Now that I’m old and grey and full of sleep I lie in bed fondling my pill dispenser, marvelling at the little works of chemical art that keep me still breathing for free, all thanks to the NHS.
And as I lay there last night I noticed that each day’s cell was marked with Braille lettering. I shut my eyes and tried to make it out by touch, but years of bad guitar playing have calloused my fingers to such an extent that I can barely distinguish the box, let alone the raised Braille dots.
Still, it was nice of the box manufacturer to think of blind people. I resolved I’d at least try to learn S M T W T F S so I would still be able to manage when glaucoma and cataracts kick in.
I have another pill box for my morning pill (I’m taking two doses of monster anti-histamine every day in an attempt to ward off hay fever and I’m amazed I can stay awake long enough to write this (and you to read it)).
I was idly fingering it when I noticed something odd. The Braille dots on the morning box bore no relation to the Braille dots on the evening box!
I’ve translated the Braille and written it on the front of each box. The white one reads S ? T W T ? S and scores 5 out of 7. The marks for Monday and Friday have been made up; they do not exist in the Braille alphabet.
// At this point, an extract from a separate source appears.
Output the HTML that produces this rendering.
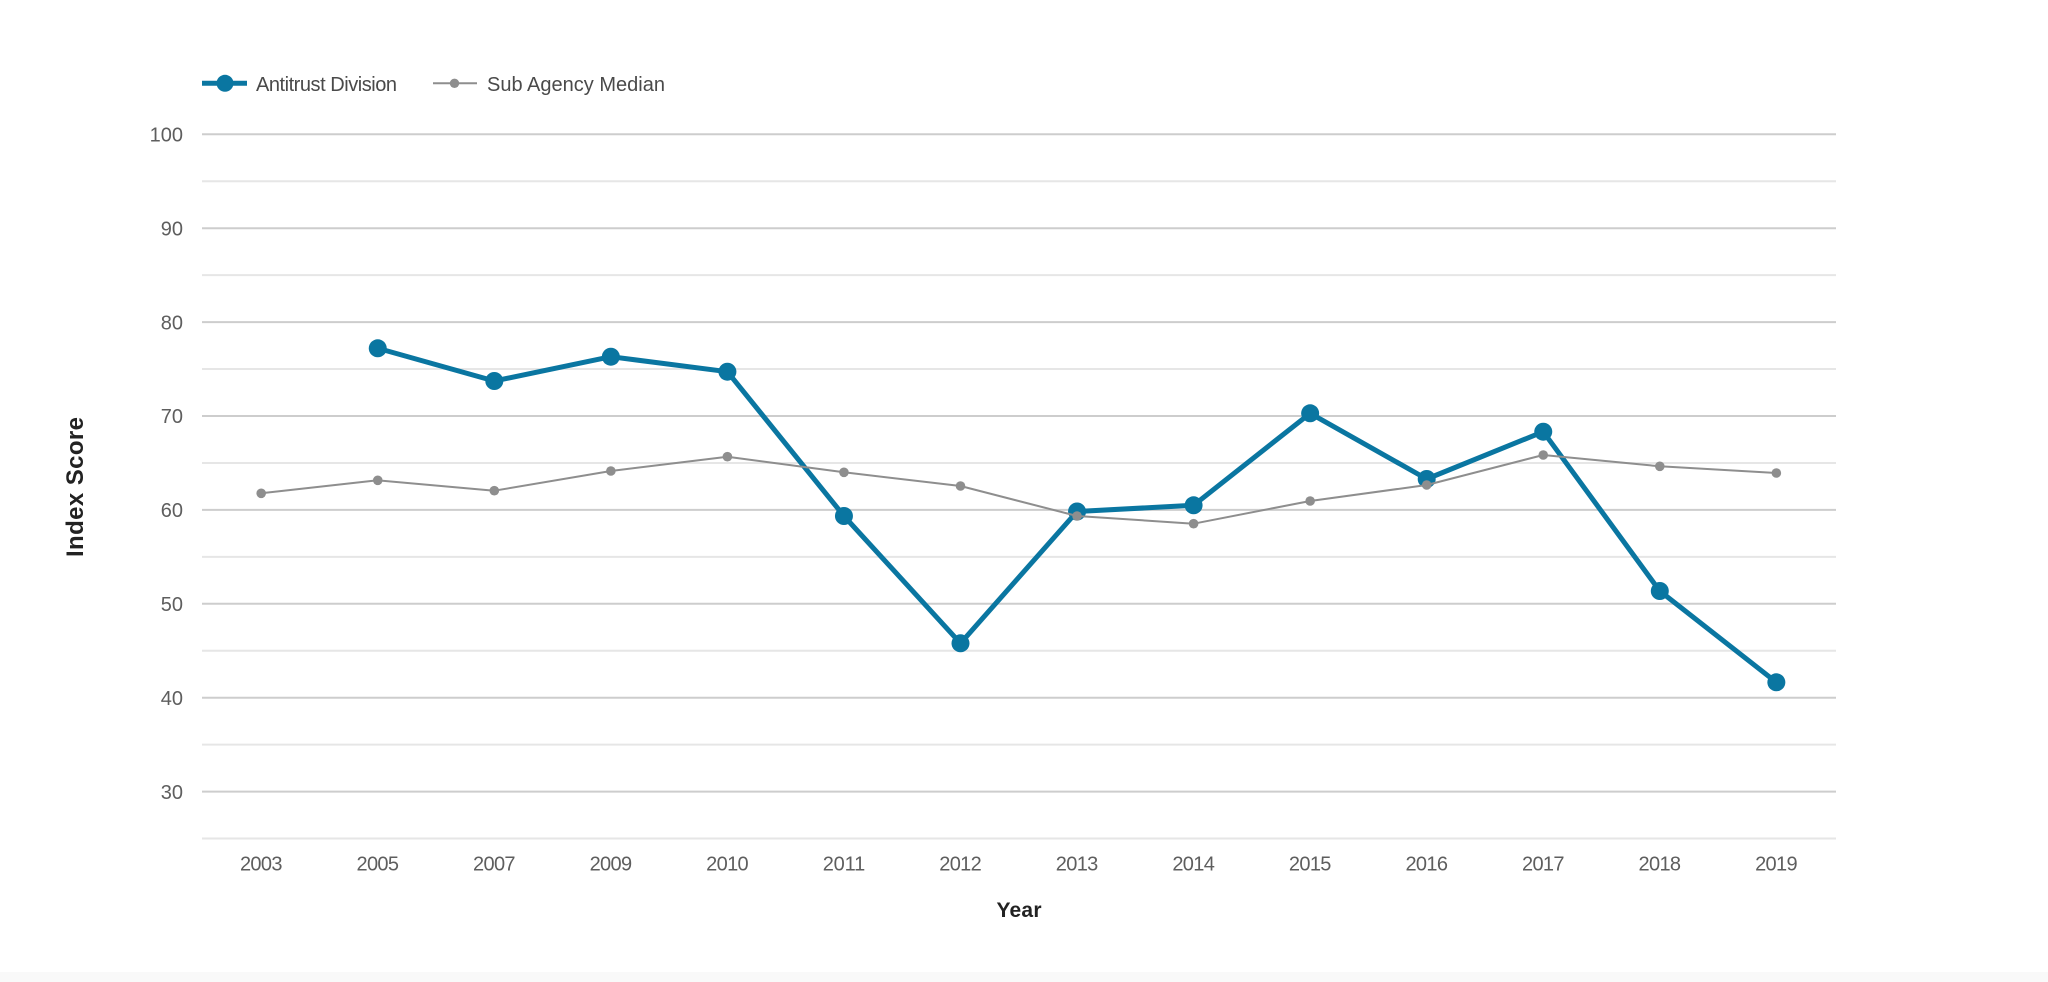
<!DOCTYPE html>
<html>
<head>
<meta charset="utf-8">
<style>
  html, body { margin: 0; padding: 0; background: #ffffff; }
  svg { display: block; }
  text { font-family: "Liberation Sans", Arial, sans-serif; }
</style>
</head>
<body>
<svg width="2048" height="982" viewBox="0 0 2048 982" xmlns="http://www.w3.org/2000/svg">
  <rect x="0" y="0" width="2048" height="982" fill="#ffffff"/>
  <rect x="0" y="972" width="2048" height="10" fill="#f9f9f9"/>

  <!-- minor gridlines -->
  <g stroke="#e6e6e6" stroke-width="2">
    <line x1="202" y1="181.25" x2="1836" y2="181.25"/>
    <line x1="202" y1="275.15" x2="1836" y2="275.15"/>
    <line x1="202" y1="369.05" x2="1836" y2="369.05"/>
    <line x1="202" y1="462.95" x2="1836" y2="462.95"/>
    <line x1="202" y1="556.85" x2="1836" y2="556.85"/>
    <line x1="202" y1="650.75" x2="1836" y2="650.75"/>
    <line x1="202" y1="744.65" x2="1836" y2="744.65"/>
    <line x1="202" y1="838.55" x2="1836" y2="838.55"/>
  </g>
  <!-- major gridlines -->
  <g stroke="#cdcdcd" stroke-width="2">
    <line x1="202" y1="134.3" x2="1836" y2="134.3"/>
    <line x1="202" y1="228.2" x2="1836" y2="228.2"/>
    <line x1="202" y1="322.1" x2="1836" y2="322.1"/>
    <line x1="202" y1="416.0" x2="1836" y2="416.0"/>
    <line x1="202" y1="509.9" x2="1836" y2="509.9"/>
    <line x1="202" y1="603.8" x2="1836" y2="603.8"/>
    <line x1="202" y1="697.7" x2="1836" y2="697.7"/>
    <line x1="202" y1="791.6" x2="1836" y2="791.6"/>
  </g>

  <!-- y tick labels -->
  <g fill="#5e5e5e" font-size="20" text-anchor="end">
    <text x="183" y="141.5">100</text>
    <text x="183" y="235.4">90</text>
    <text x="183" y="329.3">80</text>
    <text x="183" y="423.2">70</text>
    <text x="183" y="517.1">60</text>
    <text x="183" y="611.0">50</text>
    <text x="183" y="704.9">40</text>
    <text x="183" y="798.8">30</text>
  </g>

  <!-- x tick labels -->
  <g fill="#5e5e5e" font-size="20" text-anchor="middle">
    <text x="261.2" y="870.7" textLength="42.5">2003</text>
    <text x="377.75" y="870.7" textLength="42.5">2005</text>
    <text x="494.3" y="870.7" textLength="42.5">2007</text>
    <text x="610.85" y="870.7" textLength="42.5">2009</text>
    <text x="727.4" y="870.7" textLength="42.5">2010</text>
    <text x="843.95" y="870.7" textLength="42.5">2011</text>
    <text x="960.5" y="870.7" textLength="42.5">2012</text>
    <text x="1077.05" y="870.7" textLength="42.5">2013</text>
    <text x="1193.6" y="870.7" textLength="42.5">2014</text>
    <text x="1310.15" y="870.7" textLength="42.5">2015</text>
    <text x="1426.7" y="870.7" textLength="42.5">2016</text>
    <text x="1543.25" y="870.7" textLength="42.5">2017</text>
    <text x="1659.8" y="870.7" textLength="42.5">2018</text>
    <text x="1776.35" y="870.7" textLength="42.5">2019</text>
  </g>

  <!-- axis titles -->
  <text x="1019" y="917" font-size="21" font-weight="bold" fill="#222222" text-anchor="middle" textLength="45">Year</text>
  <text transform="translate(83,487) rotate(-90)" x="0" y="0" font-size="24" font-weight="bold" fill="#222222" text-anchor="middle" textLength="140">Index Score</text>

  <!-- legend -->
  <line x1="202" y1="83.3" x2="247" y2="83.3" stroke="#0a76a1" stroke-width="5"/>
  <circle cx="225" cy="83.3" r="8.5" fill="#0a76a1"/>
  <text x="256" y="91" font-size="20" fill="#4a4a4a" textLength="141">Antitrust Division</text>
  <line x1="433" y1="83.3" x2="477" y2="83.3" stroke="#8e8e8e" stroke-width="2"/>
  <circle cx="454.5" cy="83.3" r="4.7" fill="#8e8e8e"/>
  <text x="487" y="91" font-size="20" fill="#4a4a4a" textLength="178">Sub Agency Median</text>

  <!-- Antitrust Division series -->
  <polyline fill="none" stroke="#0a76a1" stroke-width="5" stroke-linejoin="round"
    points="377.75,348.3 494.3,381 610.85,356.7 727.4,371.7 843.95,516 960.5,643.3 1077.05,511.5 1193.6,505.3 1310.15,413.3 1426.7,479 1543.25,431.7 1659.8,591 1776.35,682.3"/>
  <g fill="#0a76a1">
    <circle cx="377.75" cy="348.3" r="9"/>
    <circle cx="494.3" cy="381" r="9"/>
    <circle cx="610.85" cy="356.7" r="9"/>
    <circle cx="727.4" cy="371.7" r="9"/>
    <circle cx="843.95" cy="516" r="9"/>
    <circle cx="960.5" cy="643.3" r="9"/>
    <circle cx="1077.05" cy="511.5" r="9"/>
    <circle cx="1193.6" cy="505.3" r="9"/>
    <circle cx="1310.15" cy="413.3" r="9"/>
    <circle cx="1426.7" cy="479" r="9"/>
    <circle cx="1543.25" cy="431.7" r="9"/>
    <circle cx="1659.8" cy="591" r="9"/>
    <circle cx="1776.35" cy="682.3" r="9"/>
  </g>

  <!-- Sub Agency Median series -->
  <polyline fill="none" stroke="#8e8e8e" stroke-width="2" stroke-linejoin="round"
    points="261.2,493.3 377.75,480.3 494.3,490.7 610.85,471 727.4,456.7 843.95,472.3 960.5,486 1077.05,516 1193.6,523.7 1310.15,501 1426.7,485 1543.25,455 1659.8,466.3 1776.35,473"/>
  <g fill="#8e8e8e">
    <circle cx="261.2" cy="493.3" r="4.8"/>
    <circle cx="377.75" cy="480.3" r="4.8"/>
    <circle cx="494.3" cy="490.7" r="4.8"/>
    <circle cx="610.85" cy="471" r="4.8"/>
    <circle cx="727.4" cy="456.7" r="4.8"/>
    <circle cx="843.95" cy="472.3" r="4.8"/>
    <circle cx="960.5" cy="486" r="4.8"/>
    <circle cx="1077.05" cy="516" r="4.8"/>
    <circle cx="1193.6" cy="523.7" r="4.8"/>
    <circle cx="1310.15" cy="501" r="4.8"/>
    <circle cx="1426.7" cy="485" r="4.8"/>
    <circle cx="1543.25" cy="455" r="4.8"/>
    <circle cx="1659.8" cy="466.3" r="4.8"/>
    <circle cx="1776.35" cy="473" r="4.8"/>
  </g>
</svg>
</body>
</html>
The grey box was completely wrong. L M X J V S D. Zero out of 7. A poor show. Then clever Von spotted something. If you erroneously believe a week starts on a Monday, and you happen to be French, then L M X J V S D could be understood as Lundi Mardi M(X)ercredi Jeudi Vendredi Samedi. But the lettering is in English.
What’s going on? Can no one be trusted any longer?
Get your Braille checked before you go blind, that’s my advice.